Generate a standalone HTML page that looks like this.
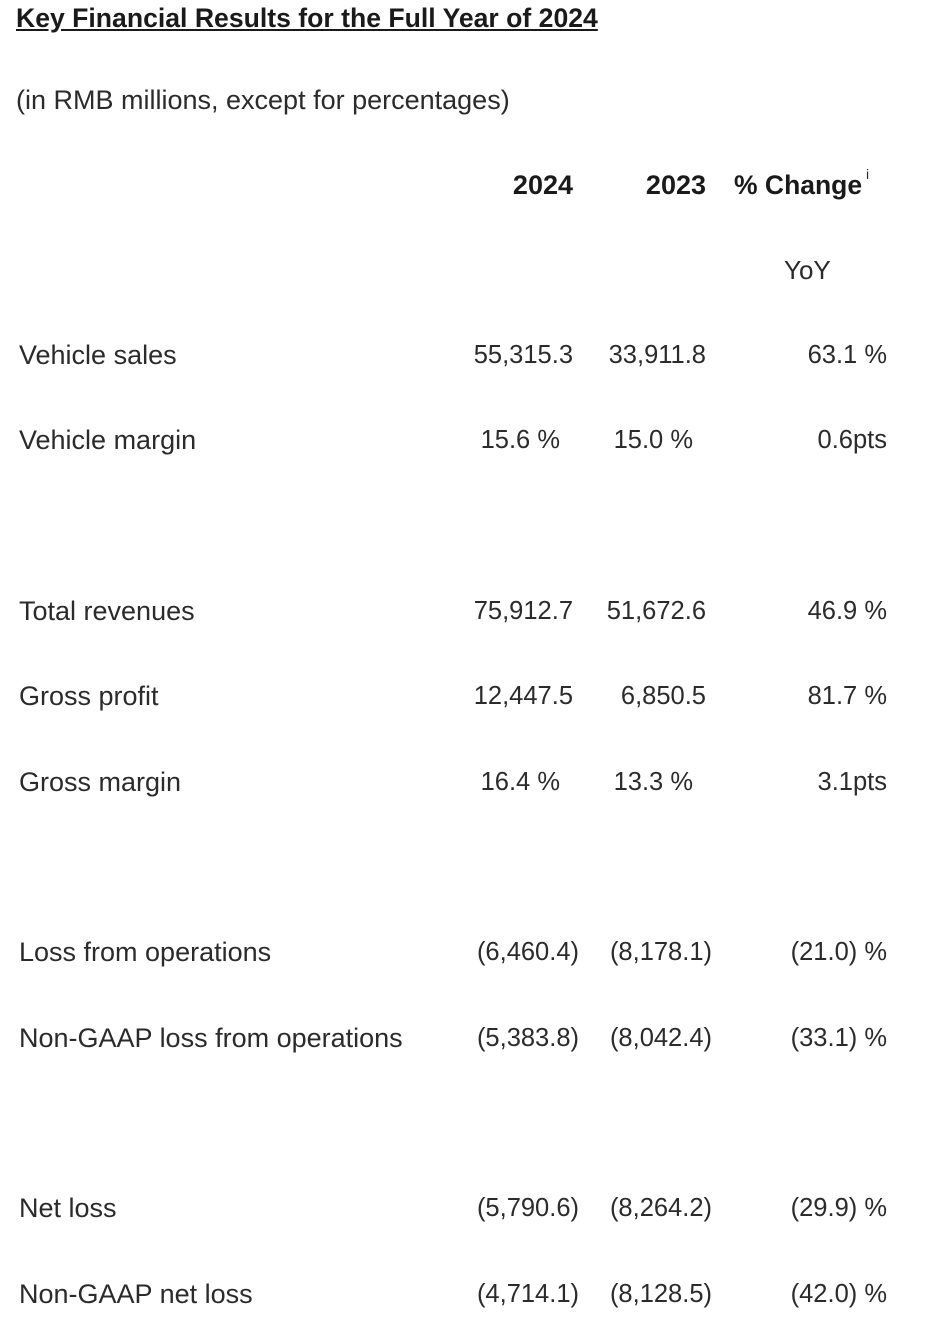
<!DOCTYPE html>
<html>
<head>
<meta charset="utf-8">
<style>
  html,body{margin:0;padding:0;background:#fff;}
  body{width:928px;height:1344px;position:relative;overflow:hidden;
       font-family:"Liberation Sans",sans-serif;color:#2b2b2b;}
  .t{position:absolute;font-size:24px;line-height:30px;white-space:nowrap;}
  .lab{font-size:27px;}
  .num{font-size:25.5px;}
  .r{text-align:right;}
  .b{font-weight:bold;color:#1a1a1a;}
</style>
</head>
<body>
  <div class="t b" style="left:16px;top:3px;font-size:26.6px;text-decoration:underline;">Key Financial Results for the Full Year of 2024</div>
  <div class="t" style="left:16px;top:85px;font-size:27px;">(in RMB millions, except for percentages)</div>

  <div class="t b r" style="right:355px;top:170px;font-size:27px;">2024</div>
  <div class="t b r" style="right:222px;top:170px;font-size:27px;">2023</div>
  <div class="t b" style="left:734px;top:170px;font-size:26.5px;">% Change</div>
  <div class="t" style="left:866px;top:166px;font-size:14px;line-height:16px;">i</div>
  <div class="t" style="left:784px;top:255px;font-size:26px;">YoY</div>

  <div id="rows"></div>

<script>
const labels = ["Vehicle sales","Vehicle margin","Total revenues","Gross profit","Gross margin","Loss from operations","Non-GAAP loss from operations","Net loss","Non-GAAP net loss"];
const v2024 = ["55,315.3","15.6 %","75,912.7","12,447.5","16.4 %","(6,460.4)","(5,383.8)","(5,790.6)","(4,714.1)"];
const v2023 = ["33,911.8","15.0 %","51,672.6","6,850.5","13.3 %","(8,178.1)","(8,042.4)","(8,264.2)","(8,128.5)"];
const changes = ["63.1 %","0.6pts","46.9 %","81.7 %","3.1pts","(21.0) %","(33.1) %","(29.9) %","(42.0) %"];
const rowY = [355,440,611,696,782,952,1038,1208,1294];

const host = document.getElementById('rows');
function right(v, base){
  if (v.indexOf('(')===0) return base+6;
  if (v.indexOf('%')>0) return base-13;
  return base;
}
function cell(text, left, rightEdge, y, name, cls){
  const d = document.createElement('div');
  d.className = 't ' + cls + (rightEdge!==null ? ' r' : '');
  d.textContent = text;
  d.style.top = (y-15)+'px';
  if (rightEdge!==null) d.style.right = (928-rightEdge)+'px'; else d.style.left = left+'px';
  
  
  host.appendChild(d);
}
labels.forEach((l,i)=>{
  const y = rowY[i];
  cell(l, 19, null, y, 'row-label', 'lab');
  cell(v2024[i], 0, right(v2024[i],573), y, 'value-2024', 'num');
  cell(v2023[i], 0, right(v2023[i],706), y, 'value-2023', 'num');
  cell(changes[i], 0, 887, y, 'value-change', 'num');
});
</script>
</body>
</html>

--

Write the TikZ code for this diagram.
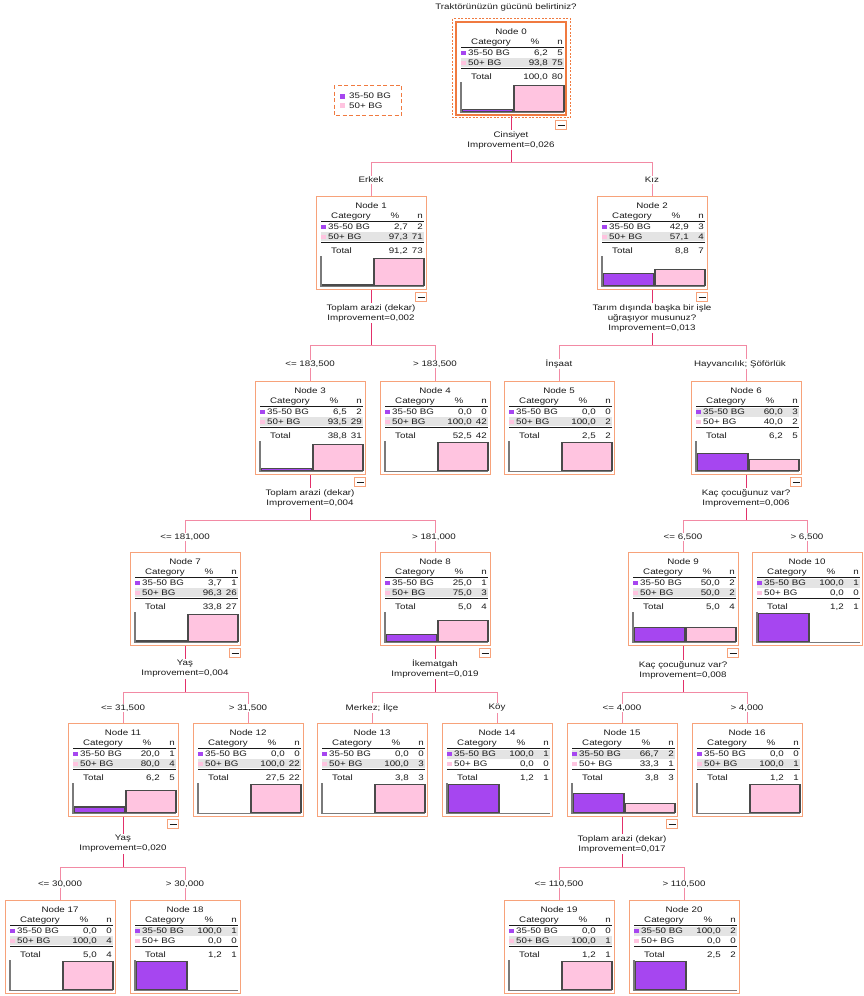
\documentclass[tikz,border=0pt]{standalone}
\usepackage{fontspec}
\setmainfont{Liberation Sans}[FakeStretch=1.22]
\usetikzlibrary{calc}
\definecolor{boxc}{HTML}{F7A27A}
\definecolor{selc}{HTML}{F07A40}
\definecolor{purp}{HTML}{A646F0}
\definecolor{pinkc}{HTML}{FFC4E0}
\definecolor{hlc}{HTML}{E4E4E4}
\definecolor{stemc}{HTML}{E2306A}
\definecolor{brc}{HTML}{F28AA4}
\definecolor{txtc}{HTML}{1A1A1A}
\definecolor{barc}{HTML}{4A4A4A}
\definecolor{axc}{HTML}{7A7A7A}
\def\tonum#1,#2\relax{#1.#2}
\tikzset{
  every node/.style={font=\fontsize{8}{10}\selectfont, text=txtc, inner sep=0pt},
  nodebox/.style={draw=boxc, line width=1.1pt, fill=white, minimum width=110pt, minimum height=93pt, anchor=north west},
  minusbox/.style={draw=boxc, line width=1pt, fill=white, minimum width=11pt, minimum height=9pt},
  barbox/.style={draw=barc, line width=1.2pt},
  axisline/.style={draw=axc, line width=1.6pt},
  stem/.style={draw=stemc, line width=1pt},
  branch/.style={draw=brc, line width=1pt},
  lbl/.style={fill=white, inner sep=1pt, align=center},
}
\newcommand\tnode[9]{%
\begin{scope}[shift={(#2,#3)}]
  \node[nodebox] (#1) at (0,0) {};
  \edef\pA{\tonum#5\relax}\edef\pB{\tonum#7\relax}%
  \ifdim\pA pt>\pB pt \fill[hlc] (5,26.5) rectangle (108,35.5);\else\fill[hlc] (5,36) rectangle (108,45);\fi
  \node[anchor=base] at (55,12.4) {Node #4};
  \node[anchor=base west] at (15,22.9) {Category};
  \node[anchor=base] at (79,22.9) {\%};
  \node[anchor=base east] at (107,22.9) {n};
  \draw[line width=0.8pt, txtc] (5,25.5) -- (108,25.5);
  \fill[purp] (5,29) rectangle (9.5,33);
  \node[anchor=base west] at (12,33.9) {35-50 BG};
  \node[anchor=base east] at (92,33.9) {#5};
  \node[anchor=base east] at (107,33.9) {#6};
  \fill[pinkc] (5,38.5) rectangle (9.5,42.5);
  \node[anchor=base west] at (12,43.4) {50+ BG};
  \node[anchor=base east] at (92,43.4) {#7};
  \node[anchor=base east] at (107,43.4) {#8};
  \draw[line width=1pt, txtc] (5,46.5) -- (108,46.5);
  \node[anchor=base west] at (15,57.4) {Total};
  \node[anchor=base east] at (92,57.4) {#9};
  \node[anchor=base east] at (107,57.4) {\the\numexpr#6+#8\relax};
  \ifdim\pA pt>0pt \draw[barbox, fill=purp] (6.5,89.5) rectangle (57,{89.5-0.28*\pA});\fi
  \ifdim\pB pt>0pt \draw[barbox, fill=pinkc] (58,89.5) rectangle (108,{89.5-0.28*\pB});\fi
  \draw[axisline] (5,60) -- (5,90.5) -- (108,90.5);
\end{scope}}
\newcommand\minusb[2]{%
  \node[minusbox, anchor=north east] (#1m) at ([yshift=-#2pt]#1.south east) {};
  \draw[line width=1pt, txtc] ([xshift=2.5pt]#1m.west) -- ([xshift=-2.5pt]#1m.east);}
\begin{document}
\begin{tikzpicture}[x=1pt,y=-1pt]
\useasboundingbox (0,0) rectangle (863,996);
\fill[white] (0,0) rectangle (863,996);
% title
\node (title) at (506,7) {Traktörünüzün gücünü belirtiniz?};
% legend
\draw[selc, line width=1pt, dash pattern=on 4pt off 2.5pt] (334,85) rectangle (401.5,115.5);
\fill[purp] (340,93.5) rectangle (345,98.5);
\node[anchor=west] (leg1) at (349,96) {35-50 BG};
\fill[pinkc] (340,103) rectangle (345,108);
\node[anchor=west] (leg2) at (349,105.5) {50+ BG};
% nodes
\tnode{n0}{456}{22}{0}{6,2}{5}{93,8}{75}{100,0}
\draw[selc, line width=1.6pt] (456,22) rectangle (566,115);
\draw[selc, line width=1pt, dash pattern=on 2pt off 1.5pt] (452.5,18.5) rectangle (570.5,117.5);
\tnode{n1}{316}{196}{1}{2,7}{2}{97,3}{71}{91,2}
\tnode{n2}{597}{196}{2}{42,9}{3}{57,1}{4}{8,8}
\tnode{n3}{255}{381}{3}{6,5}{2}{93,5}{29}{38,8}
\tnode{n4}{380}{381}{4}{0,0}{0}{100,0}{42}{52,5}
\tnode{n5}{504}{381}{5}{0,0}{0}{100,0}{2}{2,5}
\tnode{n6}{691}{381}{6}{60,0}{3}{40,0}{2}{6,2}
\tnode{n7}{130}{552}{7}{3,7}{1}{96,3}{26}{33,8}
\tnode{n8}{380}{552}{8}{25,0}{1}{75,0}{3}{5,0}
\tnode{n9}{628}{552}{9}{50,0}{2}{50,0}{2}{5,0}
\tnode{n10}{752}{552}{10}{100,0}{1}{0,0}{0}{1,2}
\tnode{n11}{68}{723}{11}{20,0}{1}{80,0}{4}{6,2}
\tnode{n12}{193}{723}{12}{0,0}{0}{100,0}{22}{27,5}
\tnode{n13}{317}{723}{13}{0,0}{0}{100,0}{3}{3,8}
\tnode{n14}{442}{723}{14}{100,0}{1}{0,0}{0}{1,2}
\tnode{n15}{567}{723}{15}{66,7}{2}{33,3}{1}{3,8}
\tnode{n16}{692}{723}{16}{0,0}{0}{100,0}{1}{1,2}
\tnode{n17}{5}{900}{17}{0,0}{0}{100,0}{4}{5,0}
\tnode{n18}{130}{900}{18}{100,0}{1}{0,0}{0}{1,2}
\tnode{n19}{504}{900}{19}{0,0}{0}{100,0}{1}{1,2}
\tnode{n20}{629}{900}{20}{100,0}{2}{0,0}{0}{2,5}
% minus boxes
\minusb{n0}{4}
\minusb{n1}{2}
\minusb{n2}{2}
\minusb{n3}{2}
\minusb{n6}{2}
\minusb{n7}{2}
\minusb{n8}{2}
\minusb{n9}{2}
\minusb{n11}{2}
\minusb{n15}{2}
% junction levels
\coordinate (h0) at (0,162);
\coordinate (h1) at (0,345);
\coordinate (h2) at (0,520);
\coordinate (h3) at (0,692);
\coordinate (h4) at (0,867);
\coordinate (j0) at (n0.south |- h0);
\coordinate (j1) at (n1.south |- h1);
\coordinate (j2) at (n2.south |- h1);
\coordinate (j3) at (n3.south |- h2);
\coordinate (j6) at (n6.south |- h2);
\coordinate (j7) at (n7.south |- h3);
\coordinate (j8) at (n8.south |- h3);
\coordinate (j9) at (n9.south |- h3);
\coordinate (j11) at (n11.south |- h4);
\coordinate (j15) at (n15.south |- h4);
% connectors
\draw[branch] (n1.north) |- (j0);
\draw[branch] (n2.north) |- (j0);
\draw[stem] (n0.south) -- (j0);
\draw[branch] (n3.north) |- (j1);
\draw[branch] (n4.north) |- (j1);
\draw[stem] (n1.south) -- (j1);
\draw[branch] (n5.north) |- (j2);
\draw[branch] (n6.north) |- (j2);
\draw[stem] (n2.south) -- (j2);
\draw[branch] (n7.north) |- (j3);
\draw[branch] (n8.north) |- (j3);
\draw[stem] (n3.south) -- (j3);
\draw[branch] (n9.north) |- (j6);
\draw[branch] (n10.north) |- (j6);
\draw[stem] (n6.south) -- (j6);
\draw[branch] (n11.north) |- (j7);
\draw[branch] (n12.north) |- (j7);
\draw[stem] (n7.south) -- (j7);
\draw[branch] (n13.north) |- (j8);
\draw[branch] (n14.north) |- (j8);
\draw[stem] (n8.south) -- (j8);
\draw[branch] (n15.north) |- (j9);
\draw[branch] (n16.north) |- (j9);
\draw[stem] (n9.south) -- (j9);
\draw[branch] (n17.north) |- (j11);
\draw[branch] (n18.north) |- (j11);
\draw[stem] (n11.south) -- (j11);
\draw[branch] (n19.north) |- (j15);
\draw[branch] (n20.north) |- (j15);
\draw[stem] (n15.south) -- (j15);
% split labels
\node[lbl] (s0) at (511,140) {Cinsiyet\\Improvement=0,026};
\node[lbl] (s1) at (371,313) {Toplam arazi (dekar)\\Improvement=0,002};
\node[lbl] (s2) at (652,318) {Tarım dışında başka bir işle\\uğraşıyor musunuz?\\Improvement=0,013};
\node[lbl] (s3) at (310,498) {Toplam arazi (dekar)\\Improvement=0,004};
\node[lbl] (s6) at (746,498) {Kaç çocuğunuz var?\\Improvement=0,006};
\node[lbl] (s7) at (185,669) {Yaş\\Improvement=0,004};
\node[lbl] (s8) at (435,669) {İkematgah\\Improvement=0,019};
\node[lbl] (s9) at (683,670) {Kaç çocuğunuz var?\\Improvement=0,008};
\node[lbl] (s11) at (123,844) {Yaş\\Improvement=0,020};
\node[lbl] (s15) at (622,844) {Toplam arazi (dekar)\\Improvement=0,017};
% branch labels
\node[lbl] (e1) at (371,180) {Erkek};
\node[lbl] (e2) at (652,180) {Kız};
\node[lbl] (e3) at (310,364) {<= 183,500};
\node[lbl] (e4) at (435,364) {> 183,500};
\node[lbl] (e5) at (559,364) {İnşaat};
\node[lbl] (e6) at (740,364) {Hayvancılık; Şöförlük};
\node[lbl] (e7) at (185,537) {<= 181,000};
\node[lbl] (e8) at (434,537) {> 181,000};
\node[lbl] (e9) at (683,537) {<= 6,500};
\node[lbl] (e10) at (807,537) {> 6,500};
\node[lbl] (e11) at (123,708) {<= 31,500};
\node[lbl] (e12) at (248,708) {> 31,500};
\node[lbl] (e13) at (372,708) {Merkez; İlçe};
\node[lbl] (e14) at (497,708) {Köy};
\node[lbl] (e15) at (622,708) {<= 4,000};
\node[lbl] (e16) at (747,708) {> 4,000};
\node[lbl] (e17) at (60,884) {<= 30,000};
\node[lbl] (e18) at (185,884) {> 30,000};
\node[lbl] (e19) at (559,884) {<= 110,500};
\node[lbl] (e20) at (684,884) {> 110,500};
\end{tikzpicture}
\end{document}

(SET TASK): Find every line in the records above that holds the word "standalone", and copy each one.

(RESPONSE):
Generate a standalone HTML page that looks like this.
\documentclass[tikz,border=0pt]{standalone}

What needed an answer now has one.